To find the y-coordinate of the vertex, substitute the x-coordinate found in the previous step back into the original function $$f(x) = -x^2 + 7x + 2$$.
$$f(\frac{7}{2}) = -(\frac{7}{2})^2 + 7(\frac{7}{2}) + 2$$
$$f(\frac{7}{2}) = -\frac{49}{4} + \frac{49}{2} + 2$$
To combine these terms, we find a common denominator, which is 4:
$$f(\frac{7}{2}) = -\frac{49}{4} + \frac{49 \times 2}{2 \times 2} + \frac{2 \times 4}{1 \times 4}$$
$$f(\frac{7}{2}) = -\frac{49}{4} + \frac{98}{4} + \frac{8}{4}$$
$$f(\frac{7}{2}) = \frac{-49 + 98 + 8}{4}$$
$$f(\frac{7}{2}) = \frac{49 + 8}{4}$$
$$f(\frac{7}{2}) = \frac{57}{4}$$
The y-coordinate of the vertex is $$\frac{57}{4}$$ or $$14.25$$.

**step7** Stating the vertex coordinates

Combining the x and y coordinates, the vertex of the parabola is $$(\frac{7}{2}, \frac{57}{4})$$ or $$(3.5, 14.25)$$.

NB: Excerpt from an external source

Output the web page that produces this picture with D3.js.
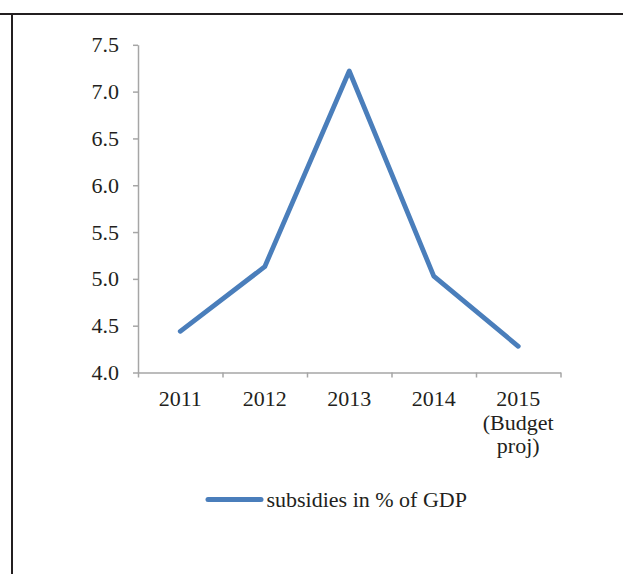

**step8** Calculating the discriminant

The problem asks to find the discriminant for a parabola with a vertical axis of symmetry. Our function $$f(x)=-x^{2}+7 x+2$$ is of the form $$y = ax^2 + bx + c$$, which has a vertical axis of symmetry.
The discriminant, denoted by $$\Delta$$, is given by the formula $$\Delta = b^2 - 4ac$$.
Using the coefficients $$a = -1$$, $$b = 7$$, and $$c = 2$$:
$$\Delta = (7)^2 - 4(-1)(2)$$
$$\Delta = 49 - (-8)$$
$$\Delta = 49 + 8$$
$$\Delta = 57$$

**step9** Determining the number of x-intercepts using the discriminant

The value of the discriminant determines the number of x-intercepts (real roots) of the quadratic equation $$ax^2 + bx + c = 0$$.
If $$\Delta > 0$$, there are two distinct real x-intercepts.
If $$\Delta = 0$$, there is exactly one real x-intercept (the vertex touches the x-axis).
If $$\Delta < 0$$, there are no real x-intercepts.
In our case, the discriminant is $$\Delta = 57$$. Since $$57 > 0$$, there are two x-intercepts for the graph of $$f(x)=-x^{2}+7 x+2$$.